The Discovery: The Goldilocks Zone of Resetting

The researchers discovered that the "Reset Button" doesn't just stop the chaos; it generates a specific type of connection called Pairwise Entanglement. Here is how it works, using three key concepts:

1. The "Too Slow" Problem (Rate is too low)

If you rarely hit the reset button, the line of people gets shaken so much that they forget each other. The connection between any two specific people drops to zero.

  • Analogy: If you only reset the game once every hour, the players have already forgotten the rules and are just playing randomly.

2. The "Too Fast" Problem (Rate is too high)

If you hit the reset button constantly, the line never gets a chance to move. They are frozen in the starting position. Since they started with no connection, they stay with no connection.

  • Analogy: If you hit "Reset" every millisecond, the players are frozen in their chairs. They can't interact, so no bond forms.

3. The "Just Right" Solution (The Optimal Rate)

There is a sweet spot (an optimal rate) where you hit the reset button often enough to stop the chaos from destroying the connection, but not so often that you freeze the system.
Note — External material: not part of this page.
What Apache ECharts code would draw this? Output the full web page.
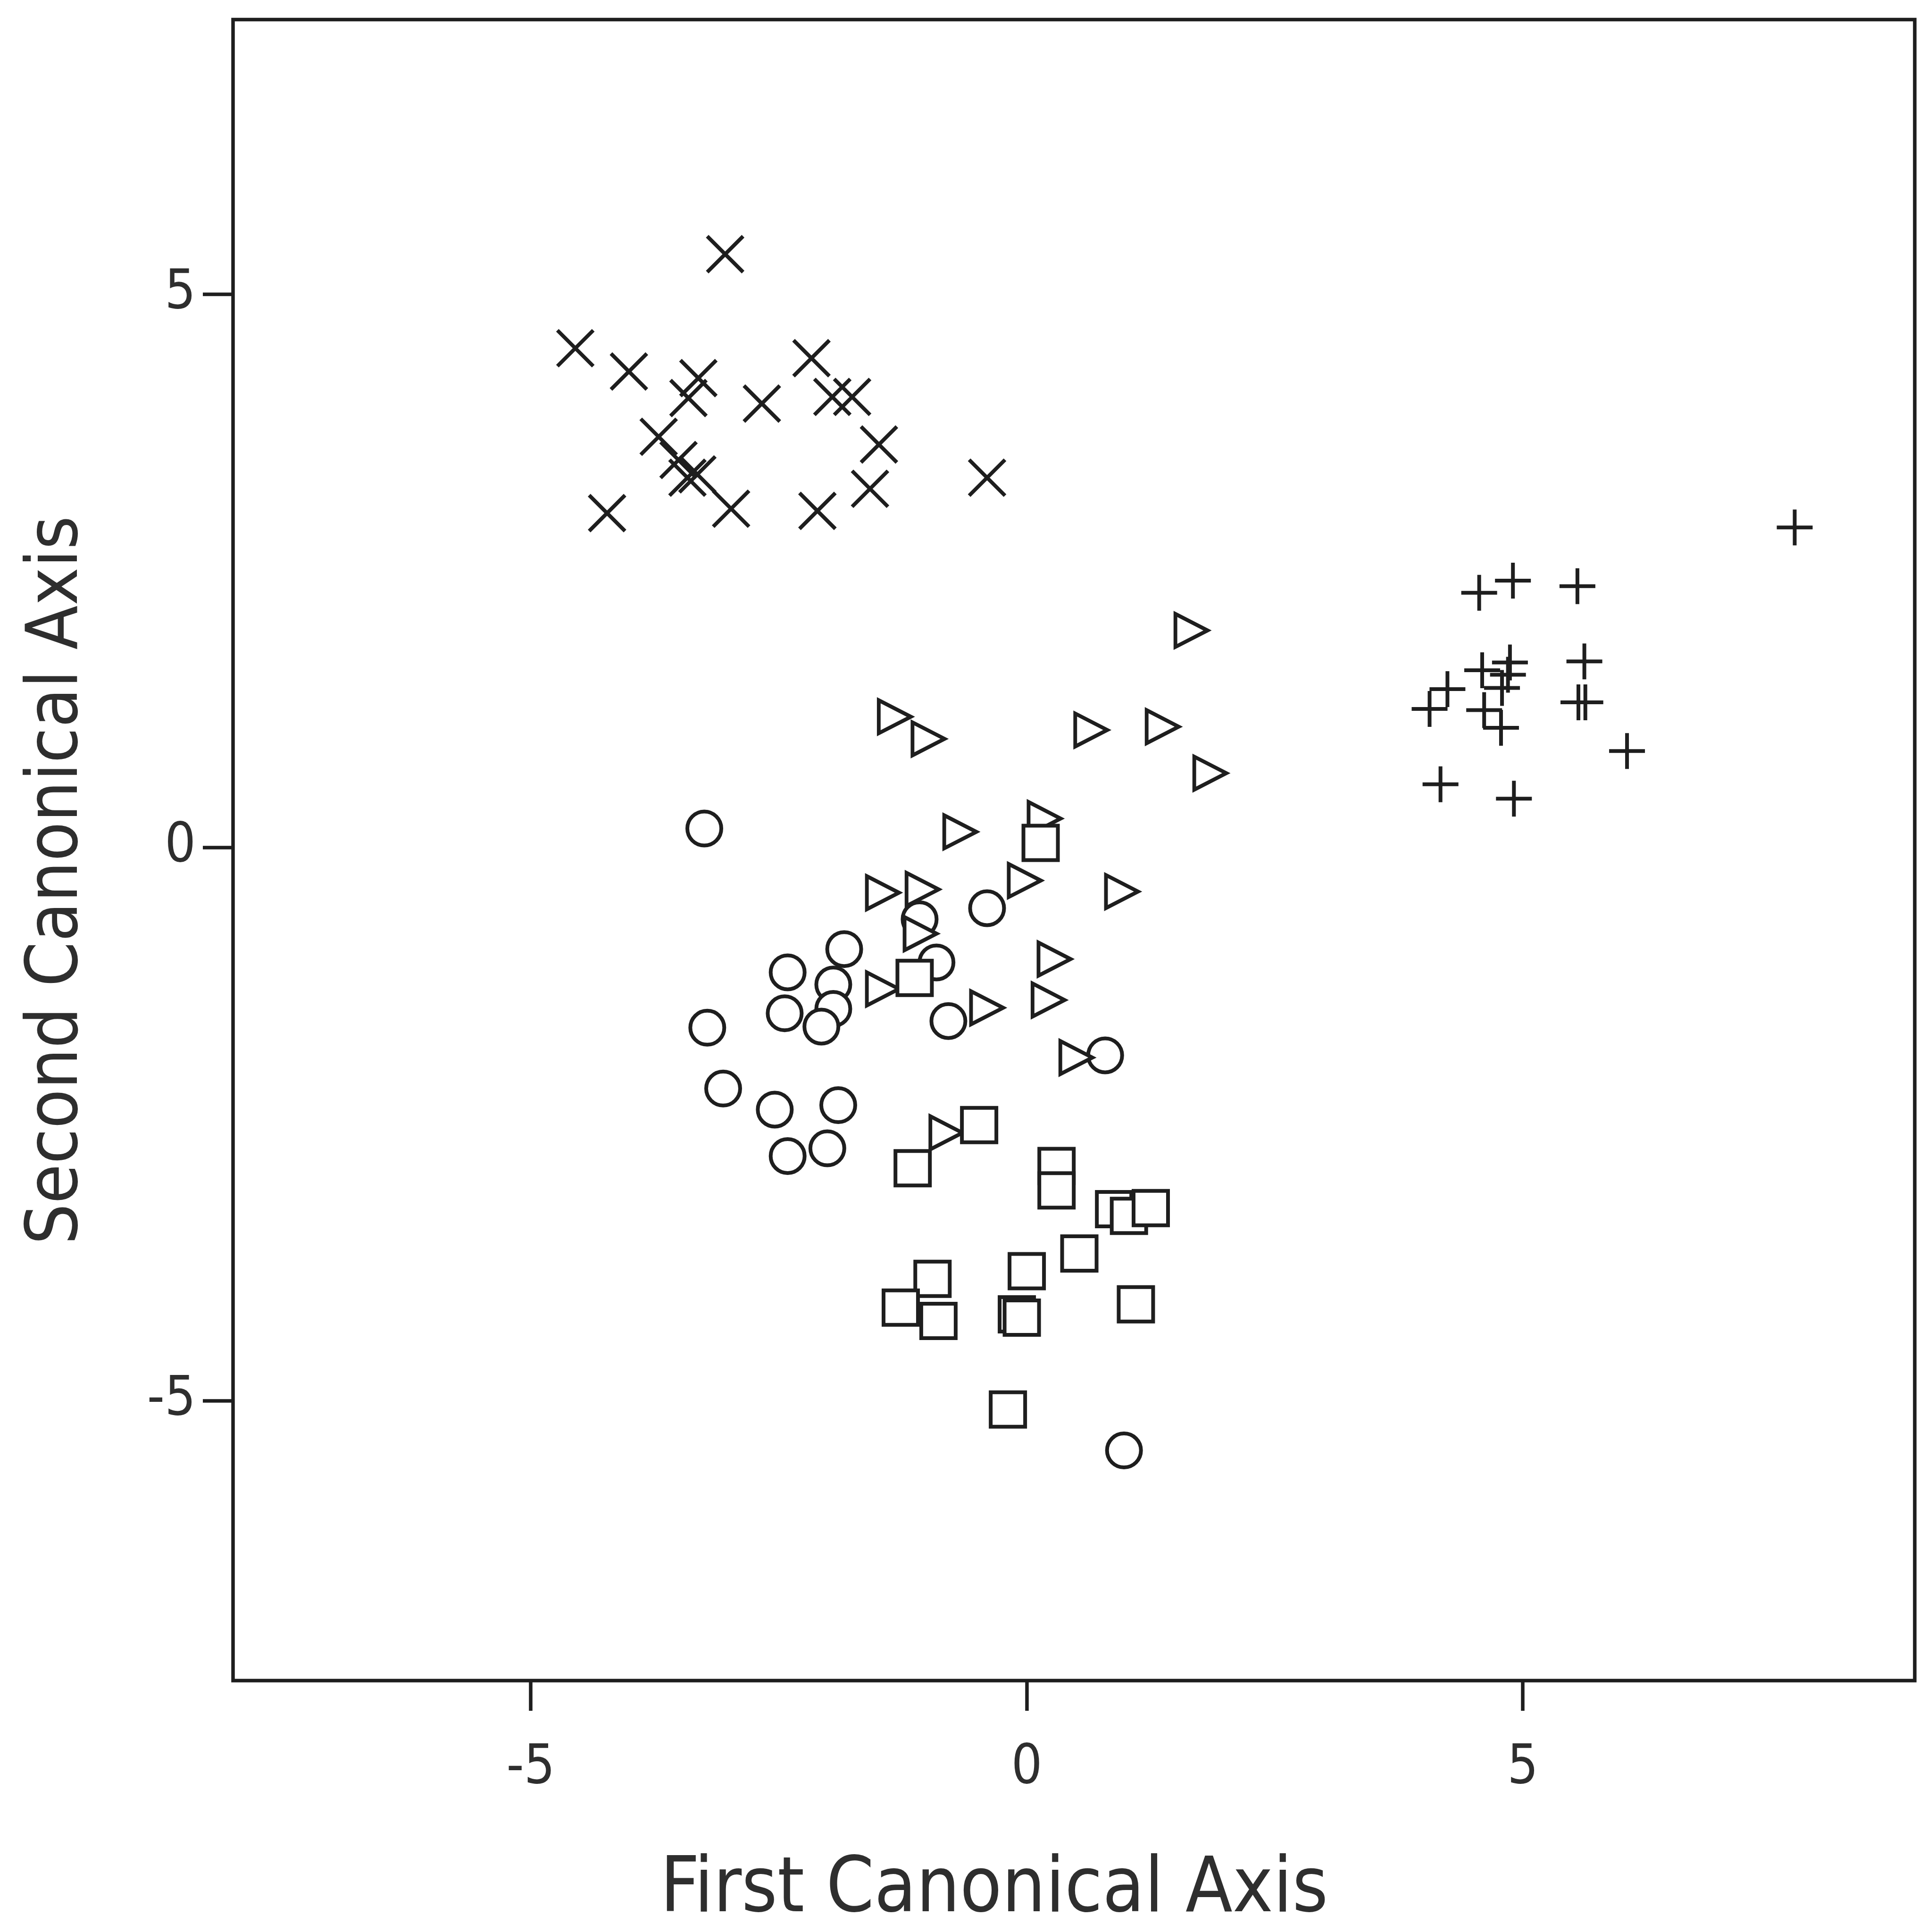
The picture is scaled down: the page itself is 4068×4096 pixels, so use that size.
<!DOCTYPE html>
<html>
<head>
<meta charset="utf-8">
<script src="https://cdn.jsdelivr.net/npm/echarts@6/dist/echarts.min.js"></script>
<style>
html,body{margin:0;padding:0;background:#fff;overflow:hidden;}
#chart{width:4068px;height:4096px;}
</style>
</head>
<body>
<div id="chart"></div>
<script>
// ---- data ----
var xTicks = [-5, 0, 5];
var yTicks = [-5, 0, 5];

var groupCross = [
  [-3.04,5.36],[-4.55,4.51],[-4.01,4.30],[-3.31,4.24],[-3.41,4.06],[-2.67,4.01],
  [-3.71,3.71],[-3.51,3.50],[-3.42,3.34],[-3.32,3.37],[-4.23,3.02],[-2.98,3.06],
  [-2.17,4.42],[-1.96,4.07],[-1.76,4.07],[-1.49,3.64],[-1.58,3.24],[-2.11,3.04],
  [-0.40,3.34]
];
var groupPlus = [
  [7.74,2.89],[4.56,2.30],[4.90,2.41],[5.55,2.36],[4.24,1.43],[4.06,1.25],
  [4.59,1.60],[4.87,1.67],[4.85,1.56],[4.79,1.44],[4.61,1.24],[4.78,1.08],
  [5.62,1.68],[5.56,1.31],[5.63,1.31],[6.05,0.87],[4.17,0.57],[4.91,0.44]
];
var groupTriangle = [
  [1.66,1.96],[-1.33,1.18],[-0.99,0.98],[0.65,1.06],[1.37,1.09],[1.85,0.67],
  [-0.67,0.14],[0.18,0.26],[-0.02,-0.30],[-1.45,-0.41],[-1.05,-0.38],[0.96,-0.40],
  [-1.07,-0.78],[-1.45,-1.28],[0.28,-1.01],[0.22,-1.38],[-0.40,-1.45],[0.50,-1.90],
  [-0.81,-2.58]
];
var groupCircle = [
  [-3.25,0.17],[-0.40,-0.55],[-1.84,-0.92],[-2.41,-1.13],[-1.95,-1.24],[-2.44,-1.50],
  [-1.95,-1.46],[-2.07,-1.62],[-3.22,-1.63],[-0.79,-1.57],[-3.06,-2.18],[-2.54,-2.37],
  [-1.90,-2.33],[-2.41,-2.79],[-2.01,-2.72],[0.79,-1.88],[0.98,-5.45],[-1.08,-0.65],
  [-0.91,-1.04]
];
var groupSquare = [
  [0.14,0.04],[-1.13,-1.18],[-1.15,-2.90],[-0.48,-2.51],[0.30,-2.88],[0.30,-3.10],
  [0.88,-3.27],[1.03,-3.33],[1.25,-3.26],[0.53,-3.67],[0.00,-3.83],[-0.10,-4.22],
  [-0.05,-4.25],[1.10,-4.13],[-0.19,-5.08],[-0.95,-3.90],[-1.27,-4.16],[-0.89,-4.28]
];

// ---- styling ----
var INK = '#1e1e1e';
var TXT = '#2e2e2e';
var FONT = "'DejaVu Sans Condensed', 'DejaVu Sans', sans-serif";
var SW = 8;
var FRAME = 7.5;

var chart = echarts.init(document.getElementById('chart'), null, {renderer: 'canvas'});

function hollow(symbol, size, data, rotate) {
  return {
    type: 'scatter',
    data: data,
    symbol: symbol,
    symbolSize: size,
    symbolRotate: rotate || 0,
    itemStyle: {color: '#ffffff', borderColor: INK, borderWidth: SW, opacity: 1},
    emphasis: {disabled: true},
    silent: true
  };
}
function stroke(path, size, data) {
  return {
    type: 'scatter',
    data: data,
    symbol: path,
    symbolSize: size,
    itemStyle: {color: 'none', borderColor: INK, borderWidth: SW, borderCap: 'butt', opacity: 1},
    emphasis: {disabled: true},
    silent: true
  };
}

var option = {
  animation: false,
  backgroundColor: '#ffffff',
  grid: {
    left: 494, top: 41.5, width: 3565, height: 3550.5,
    show: true, borderColor: INK, borderWidth: FRAME, backgroundColor: 'transparent',
    containLabel: false
  },
  xAxis: {
    type: 'value', min: -8, max: 8.95,
    splitLine: {show: false},
    axisLine: {show: false, onZero: false},
    axisTick: {show: true, inside: false, length: 64, lineStyle: {color: INK, width: FRAME}, customValues: xTicks},
    axisLabel: {show: true, customValues: xTicks, margin: 130, fontSize: 115, fontFamily: FONT, color: TXT},
    name: 'First Canonical Axis',
    nameLocation: 'middle',
    nameGap: 366,
    nameTextStyle: {fontSize: 162, fontFamily: FONT, color: TXT, padding: [0, 338, 0, 0]}
  },
  yAxis: {
    type: 'value', min: -7.53, max: 7.48,
    splitLine: {show: false},
    axisLine: {show: false, onZero: false},
    axisTick: {show: true, inside: false, length: 64, lineStyle: {color: INK, width: FRAME}, customValues: yTicks},
    axisLabel: {show: true, customValues: yTicks, margin: 79, fontSize: 115, fontFamily: FONT, color: TXT},
    name: 'Second Canonical Axis',
    nameLocation: 'middle',
    nameGap: 294,
    nameTextStyle: {fontSize: 152, fontFamily: FONT, color: TXT, padding: [0, 128, 0, 0]}
  },
  series: [
    hollow('circle', 72, groupCircle),
    hollow('triangle', [70, 68], groupTriangle, -90),
    hollow('rect', 73, groupSquare),
    stroke('path://M0,0L10,10M10,0L0,10', 76, groupCross),
    stroke('path://M5,0L5,10M0,5L10,5', 76, groupPlus)
  ]
};
chart.setOption(option);
</script>
</body>
</html>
  • The Result: At this specific speed, the system settles into a state where two specific people (spins) maintain a strong, secret bond forever.
  • The Critical Threshold: There is a minimum speed (critical rate) you must hit the reset button to see any connection at all. Below this speed, the connection is zero. Above it, it appears.

The "Magic Frequencies"

The paper also found something even stranger. The shaking rhythm (frequency) matters immensely.

  • Normal Rhythms: For most shaking speeds, you need to hit the reset button at a specific speed to get entanglement.
  • Special Rhythms: There are specific "magic frequencies" (like a perfect musical note) where the shaking itself is so special that you don't need to hit the reset button at all to get a tiny bit of entanglement.
  • However, even at these magic frequencies, hitting the reset button at the optimal rate makes the entanglement much stronger.
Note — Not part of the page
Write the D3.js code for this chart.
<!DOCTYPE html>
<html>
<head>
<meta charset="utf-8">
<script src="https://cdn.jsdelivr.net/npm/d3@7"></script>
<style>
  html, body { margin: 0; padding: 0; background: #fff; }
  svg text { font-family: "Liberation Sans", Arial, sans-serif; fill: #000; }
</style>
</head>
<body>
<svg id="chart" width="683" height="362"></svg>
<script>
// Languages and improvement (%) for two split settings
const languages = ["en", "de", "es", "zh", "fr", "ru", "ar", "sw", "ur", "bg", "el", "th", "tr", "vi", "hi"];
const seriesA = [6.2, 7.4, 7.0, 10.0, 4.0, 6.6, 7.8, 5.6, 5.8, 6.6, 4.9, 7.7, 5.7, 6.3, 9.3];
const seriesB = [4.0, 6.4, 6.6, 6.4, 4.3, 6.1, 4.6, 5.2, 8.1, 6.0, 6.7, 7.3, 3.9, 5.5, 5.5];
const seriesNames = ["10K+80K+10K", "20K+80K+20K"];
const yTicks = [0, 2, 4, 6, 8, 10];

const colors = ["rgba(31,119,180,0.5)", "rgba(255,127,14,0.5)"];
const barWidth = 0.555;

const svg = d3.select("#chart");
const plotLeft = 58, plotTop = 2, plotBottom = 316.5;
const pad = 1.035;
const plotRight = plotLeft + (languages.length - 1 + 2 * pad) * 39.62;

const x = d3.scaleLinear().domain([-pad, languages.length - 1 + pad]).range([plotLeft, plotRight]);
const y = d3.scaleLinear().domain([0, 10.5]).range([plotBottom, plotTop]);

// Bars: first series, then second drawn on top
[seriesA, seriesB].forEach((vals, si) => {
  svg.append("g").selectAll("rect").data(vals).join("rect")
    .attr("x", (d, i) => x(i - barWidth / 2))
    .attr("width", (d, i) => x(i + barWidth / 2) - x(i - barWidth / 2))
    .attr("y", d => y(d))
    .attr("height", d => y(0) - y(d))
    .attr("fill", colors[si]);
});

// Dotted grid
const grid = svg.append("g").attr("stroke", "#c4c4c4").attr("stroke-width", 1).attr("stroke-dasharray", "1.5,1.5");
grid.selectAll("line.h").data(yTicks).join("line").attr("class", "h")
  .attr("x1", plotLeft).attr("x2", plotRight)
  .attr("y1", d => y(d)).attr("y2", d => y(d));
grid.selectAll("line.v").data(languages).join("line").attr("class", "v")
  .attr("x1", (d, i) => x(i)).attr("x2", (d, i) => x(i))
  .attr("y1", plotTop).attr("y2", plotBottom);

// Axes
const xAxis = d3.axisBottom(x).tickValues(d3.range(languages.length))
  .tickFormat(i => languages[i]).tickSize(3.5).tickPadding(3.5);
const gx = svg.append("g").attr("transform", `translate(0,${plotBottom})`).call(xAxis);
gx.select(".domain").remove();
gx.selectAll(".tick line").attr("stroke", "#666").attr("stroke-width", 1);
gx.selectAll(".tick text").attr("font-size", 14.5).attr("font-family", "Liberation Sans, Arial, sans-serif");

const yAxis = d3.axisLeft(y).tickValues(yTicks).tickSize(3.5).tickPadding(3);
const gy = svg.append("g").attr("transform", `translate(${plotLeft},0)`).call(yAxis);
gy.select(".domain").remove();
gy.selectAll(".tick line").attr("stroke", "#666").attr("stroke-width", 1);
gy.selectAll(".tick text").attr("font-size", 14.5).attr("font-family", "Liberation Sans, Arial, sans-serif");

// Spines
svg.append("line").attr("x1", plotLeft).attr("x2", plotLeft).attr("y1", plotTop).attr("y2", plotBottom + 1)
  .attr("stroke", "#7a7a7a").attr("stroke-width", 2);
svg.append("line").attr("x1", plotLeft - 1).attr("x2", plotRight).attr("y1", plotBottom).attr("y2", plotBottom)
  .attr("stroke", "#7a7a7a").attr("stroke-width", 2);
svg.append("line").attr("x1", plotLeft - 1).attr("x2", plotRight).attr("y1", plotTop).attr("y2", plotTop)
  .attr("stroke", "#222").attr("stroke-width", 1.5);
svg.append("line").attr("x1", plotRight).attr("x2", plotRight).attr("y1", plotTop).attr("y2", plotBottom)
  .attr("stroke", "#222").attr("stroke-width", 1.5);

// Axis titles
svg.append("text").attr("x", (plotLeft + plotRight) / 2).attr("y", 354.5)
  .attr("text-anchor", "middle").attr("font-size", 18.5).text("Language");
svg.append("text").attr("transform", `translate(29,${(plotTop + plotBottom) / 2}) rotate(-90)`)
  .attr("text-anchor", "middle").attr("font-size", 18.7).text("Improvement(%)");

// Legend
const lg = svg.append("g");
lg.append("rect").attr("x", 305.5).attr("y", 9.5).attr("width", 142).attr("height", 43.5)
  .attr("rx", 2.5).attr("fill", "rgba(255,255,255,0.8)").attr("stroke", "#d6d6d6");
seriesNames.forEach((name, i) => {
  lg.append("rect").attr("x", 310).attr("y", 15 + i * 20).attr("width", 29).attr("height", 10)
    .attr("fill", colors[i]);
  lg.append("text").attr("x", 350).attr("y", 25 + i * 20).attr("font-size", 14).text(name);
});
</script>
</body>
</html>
It's like tuning a radio. Most stations are static (no entanglement). But if you tune to a "magic frequency," the static clears up a little. If you then add the "reset" (like a signal booster), the music becomes crystal clear.
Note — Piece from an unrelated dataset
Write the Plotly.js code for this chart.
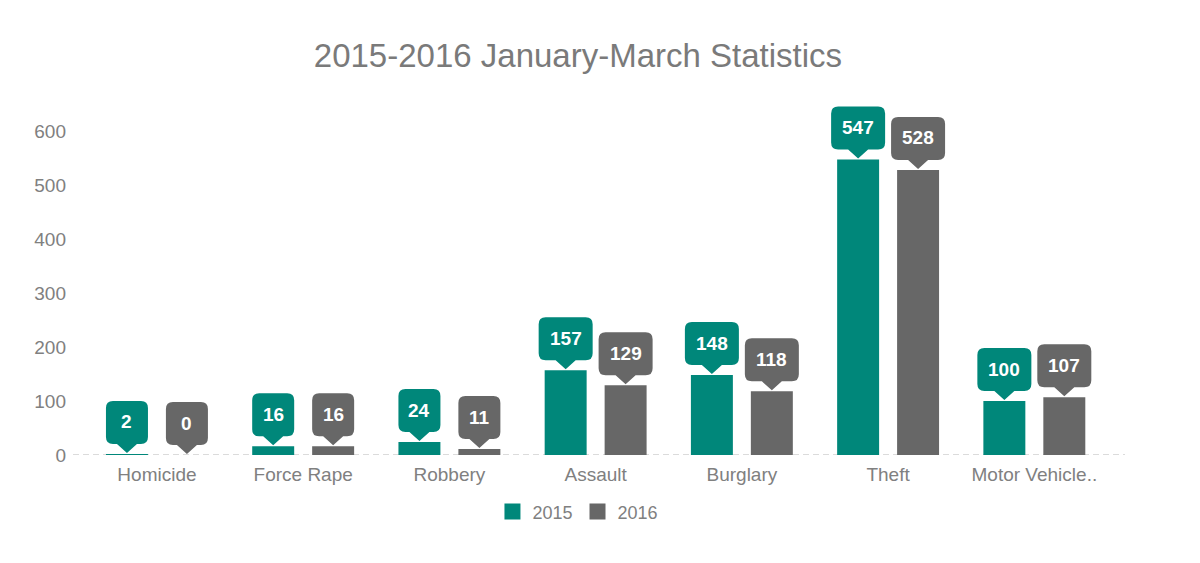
<!DOCTYPE html>
<html>
<head>
<meta charset="utf-8">
<script src="https://cdn.plot.ly/plotly-3.0.1.min.js"></script>
<style>html,body{margin:0;padding:0;background:#fff;}#chart{width:1200px;height:563px;}</style>
</head>
<body>
<div id="chart"></div>
<script>
const categories = ['Homicide', 'Force Rape', 'Robbery', 'Assault', 'Burglary', 'Theft', 'Motor Vehicle..'];
const seriesNames = ['2015', '2016'];
const values2015 = [2, 16, 24, 157, 148, 547, 100];
const values2016 = [0, 16, 11, 129, 118, 528, 107];
const yTicks = [0, 100, 200, 300, 400, 500, 600];

const colors = ['#00877a', '#676767'];
const textGray = '#808080';
const bargap = 0.18, bargroupgap = 0.30;
const idx = categories.map((_, i) => i);
const series = [values2015, values2016];

const traces = series.map((vals, s) => ({
  type: 'bar',
  name: seriesNames[s],
  x: idx,
  y: vals,
  marker: {color: colors[s], line: {width: 0}},
  showlegend: false,
  hoverinfo: 'x+y'
}));
// legend entries with larger square swatches
seriesNames.forEach((nm, s) => {
  traces.push({
    type: 'scatter', mode: 'markers', name: nm, x: [null], y: [null],
    marker: {symbol: 'square', size: 18, color: colors[s]}, showlegend: true, hoverinfo: 'skip'
  });
});

// bubble callouts (pixel-sized paths anchored at each bar top)
function bubblePath(w) {
  const h = w / 2, r = 7, b = 10, t = 53, p = 10;
  return `M0,1 L${-p},${b} L${-h + r},${b} Q${-h},${b} ${-h},${b + r} L${-h},${t - r} Q${-h},${t} ${-h + r},${t} ` +
         `L${h - r},${t} Q${h},${t} ${h},${t - r} L${h},${b + r} Q${h},${b} ${h - r},${b} L${p},${b} Z`;
}
const shapes = [{
  type: 'line', xref: 'paper', x0: 0, x1: 1, yref: 'y', y0: 0, y1: 0,
  line: {color: '#b8b8b8', width: 1.2, dash: '6px,4px'}, layer: 'below'
}];
const annotations = [];
const off = (1 - bargap) / 4;
series.forEach((vals, s) => {
  vals.forEach((v, i) => {
    const xc = i + (s === 0 ? -off : off);
    const label = String(v);
    const w = label.length >= 3 ? 54 : 42;
    shapes.push({
      type: 'path', xref: 'x', yref: 'y', xsizemode: 'pixel', ysizemode: 'pixel',
      xanchor: xc, yanchor: v, path: bubblePath(w),
      fillcolor: colors[s], line: {width: 0}, layer: 'above'
    });
    annotations.push({
      x: xc, y: v, xref: 'x', yref: 'y', text: '<b>' + label + '</b>', showarrow: false,
      yshift: 32, xanchor: 'center', yanchor: 'middle',
      font: {family: 'Liberation Sans, Arial, sans-serif', size: 19, color: '#ffffff'}
    });
  });
});

const layout = {
  width: 1200, height: 563,
  margin: {l: 73, r: 75, t: 104, b: 108},
  paper_bgcolor: '#ffffff', plot_bgcolor: '#ffffff',
  font: {family: 'Liberation Sans, Arial, sans-serif', color: textGray},
  title: {
    text: '2015-2016 January-March Statistics',
    font: {size: 33, color: '#7a7a7a'},
    x: 0.48, xref: 'paper', xanchor: 'center', y: 0.902, yref: 'container', yanchor: 'middle'
  },
  barmode: 'group', bargap: bargap, bargroupgap: bargroupgap,
  xaxis: {
    range: [-0.574, 6.62], tickvals: idx, ticktext: categories,
    showgrid: false, zeroline: false, showline: false, ticks: '',
    tickfont: {size: 19, color: textGray}, ticklabelstandoff: 6
  },
  yaxis: {
    range: [0, 650], tickvals: yTicks, showgrid: false, zeroline: false, showline: false,
    ticks: '', tickfont: {size: 19, color: textGray}, ticklabelstandoff: 6
  },
  showlegend: true,
  legend: {
    orientation: 'h', x: 0.48, xanchor: 'center', y: -0.162, yanchor: 'middle',
    font: {size: 18, color: textGray}, itemclick: false, itemwidth: 30
  },
  shapes: shapes,
  annotations: annotations
};

Plotly.newPlot('chart', traces, layout, {displayModeBar: false, staticPlot: true});
</script>
</body>
</html>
Why Does This Happen? (The "Why" in Simple Terms)

Think of the system as a runner trying to cross a field.

  • Without Resetting: The runner gets tired and wanders off into the bushes (thermalization). They lose their way and their connection to the starting line.
  • With Resetting: Every time the runner wanders too far, they are teleported back to the start.
  • The Magic: By teleporting them back just right, you ensure they spend enough time in the "middle" of the field interacting with their neighbor before being sent back. This repeated cycle of "explore a little, then reset" traps them in a state where they are constantly re-establishing a bond with their neighbor.

The Takeaway

This research shows that interruption can be a tool for creation.

In the quantum world, we usually think that messing with a system (resetting it) destroys delicate states like entanglement. This paper proves the opposite: Stochastic resetting is a new way to engineer quantum connections.

It suggests that if we want to build quantum computers or sensors that rely on these spooky connections, we might not need to keep the system perfectly isolated. Instead, we might be able to keep them connected by intentionally and randomly "restarting" them at just the right speed.

In a nutshell: Sometimes, to keep two things connected, you have to let them go, and then pull them back together, over and over again.